Глен Дункан
ПОСЛЕДНИЙ ВЕРВОЛЬФ
ПЕРВАЯ ЛУНА
ПУСТЬ ЗАХОДИТ ЛУНА
1
— Информация проверена, — сказал Харли. — Они убили Берлинца две ночи назад. Ты последний. — И помолчав, добавил: — Мне жаль.
Это было накануне вечером. Мы расположились в библиотеке на верхнем этаже его дома в Эрл-Корт: он — между камином и темно-красным кожаным диваном, я — в кресле с бокалом «Макаллана» сорокапятилетней выдержки и сигаретой «Кэмел». Сумеречный Лондон за окном быстро засыпало снегом. В комнате пахло мандаринами, кожей и сосновыми поленьями. Последние сорок восемь часов я все еще чувствовал себя разбитым — после Проклятия. Волчья судорога отпускает плечи и запястья в последнюю очередь. Впрочем, только что услышанное не отвлекло меня от мыслей о Мадлин и ждущем меня массаже. В памяти всплыли подогретое жасминовое масло и руки с длинными ногтями, пахнущие магнолией, — руки, которые я не любил и которые уже никогда не полюблю.

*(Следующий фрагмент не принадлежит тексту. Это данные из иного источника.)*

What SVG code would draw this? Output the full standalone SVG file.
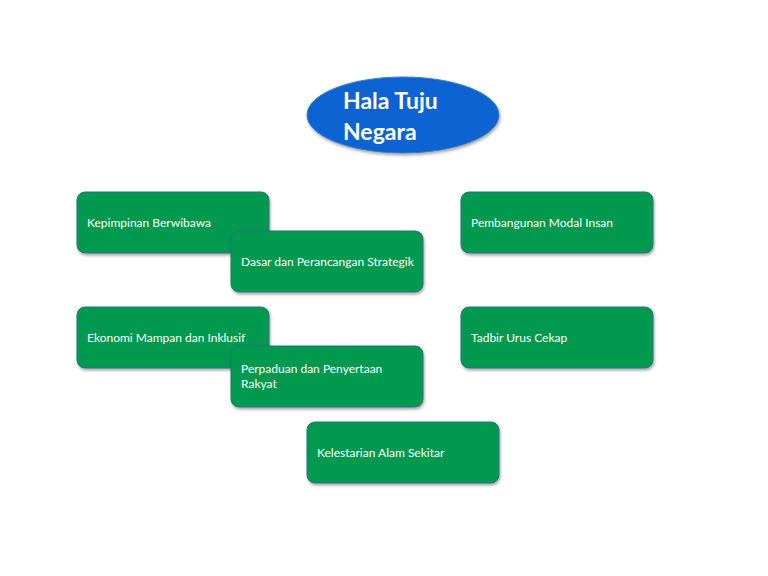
<svg xmlns="http://www.w3.org/2000/svg" width="768" height="576" viewBox="0 0 768 576">
<style>
.b{fill:#00994e;stroke:#2e6e8e;stroke-width:1}
.t{fill:#fff;font-family:Lato,"Liberation Sans",sans-serif;font-size:12px}
.h{fill:#fff;font-family:Lato,"Liberation Sans",sans-serif;font-size:23px;font-weight:bold}
</style>
<defs><filter id="s" x="-10%" y="-10%" width="130%" height="140%"><feDropShadow dx="1" dy="2" stdDeviation="1.5" flood-color="#000" flood-opacity="0.35"/></filter></defs>
<rect width="768" height="576" fill="#fff"/>
<g id="connectors"></g>
<g id="title"><ellipse cx="403" cy="115" rx="96" ry="38" fill="#0a64d2" stroke="#3a7fc0" filter="url(#s)"/><text class="h" x="343" y="109">Hala Tuju</text><text class="h" x="343" y="140">Negara</text></g>
<g id="n1"><rect class="b" x="77" y="192" width="192" height="61" rx="8" filter="url(#s)"/><text class="t" x="87" y="227">Kepimpinan Berwibawa</text></g>
<g id="n2"><rect class="b" x="231" y="231" width="192" height="61" rx="8" filter="url(#s)"/><text class="t" x="241" y="266">Dasar dan Perancangan Strategik</text></g>
<g id="n3"><rect class="b" x="461" y="192" width="192" height="61" rx="8" filter="url(#s)"/><text class="t" x="471" y="227">Pembangunan Modal Insan</text></g>
<g id="n4"><rect class="b" x="77" y="307" width="192" height="61" rx="8" filter="url(#s)"/><text class="t" x="87" y="342">Ekonomi Mampan dan Inklusif</text></g>
<g id="n5"><rect class="b" x="231" y="346" width="192" height="61" rx="8" filter="url(#s)"/><text class="t" x="241" y="373">Perpaduan dan Penyertaan</text><text class="t" x="241" y="388">Rakyat</text></g>
<g id="n6"><rect class="b" x="461" y="307" width="192" height="61" rx="8" filter="url(#s)"/><text class="t" x="471" y="342">Tadbir Urus Cekap</text></g>
<g id="n7"><rect class="b" x="307" y="422" width="192" height="61" rx="8" filter="url(#s)"/><text class="t" x="317" y="457">Kelestarian Alam Sekitar</text></g>
</svg>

— Что думаешь делать? — спросил Харли.
Я отхлебнул виски и почувствовал, как в груди медленно разгорается огонь. Перед мысленным взором пронеслась картина торфяного болота, в котором увязают белые ноги разодетых в килты Макалланов.
Я знал, что он собирается сказать. Всего лишь то, что должен. В определенный момент наступает головокружение от нахлынувшего бытия. Чувствуешь себя астронавтом с оборванным тросом из фильма Кубрика, ускользающим по спирали в бесконечность… А потом воображение просто отказывает.
— Марлоу!
— А ведь эта комната ничего для тебя не значит, — сказал я. — Хотя библиофилы со всего мира истекли бы здесь слюнями.
Я не преувеличивал. Коллекция Харли стоила миллионов шесть, не меньше. Книги, книги, книги — к которым он больше не притрагивался, потому что вступил в тот период жизни, когда чтение вызывает скуку. Если проживет еще десяток лет, снова к ним вернется. Сперва отказ от чтения выглядит вершиной зрелости — как водится, ложной вершиной.
Такова человеческая натура. Я наблюдал это сотни раз. Когда доживаешь второй век, почти все видишь сотни раз.— Даже не могу представить, что тебя ждет, — произнес он.
— Я тоже.
— Нам нужен план.
Я не ответил. Харли раскурил «Голуаз» и снова наполнил бокалы. Рука, покрытая сиреневыми жгутами вен и темными крапинками, дрожала. В семьдесят лет он сохранил длинную, хоть и поредевшую седую шевелюру и пышные усы, от никотина выглядевшие так, словно их пропитали воском. Было время, когда подручные звали его Буффало Билл. Теперь его парни думали, что Буффало Билл — это не истребитель бизонов и основатель «Дикого Запада», а серийный убийца из «Молчания ягнят». А сам Харли опирался на трость с костяной рукоятью, хотя врач твердил, что однажды это добьет его позвоночник.
— Берлинец, — напомнил я. — Его убил Грейнер?
— Нет. Его калифорнийский протеже. Эллис.
— Ну конечно. Грейнер бережет себя для заварушки покруче. Он придет за мной.
Харли опустился на диван и уставился в пол. Я знал, чего он боится: если я умру первым, между ним и совестью больше не останется спасительного барьера. Джейк Марлоу — чудовище, это факт. Он убивает и пожирает людей, что автоматически делает Харли соучастником преступления — факт, вытекающий из предыдущего факта. Пока я живу, хожу, болтаю и каждое полнолуние меняю обличье, он может жить в своем декадентском сне.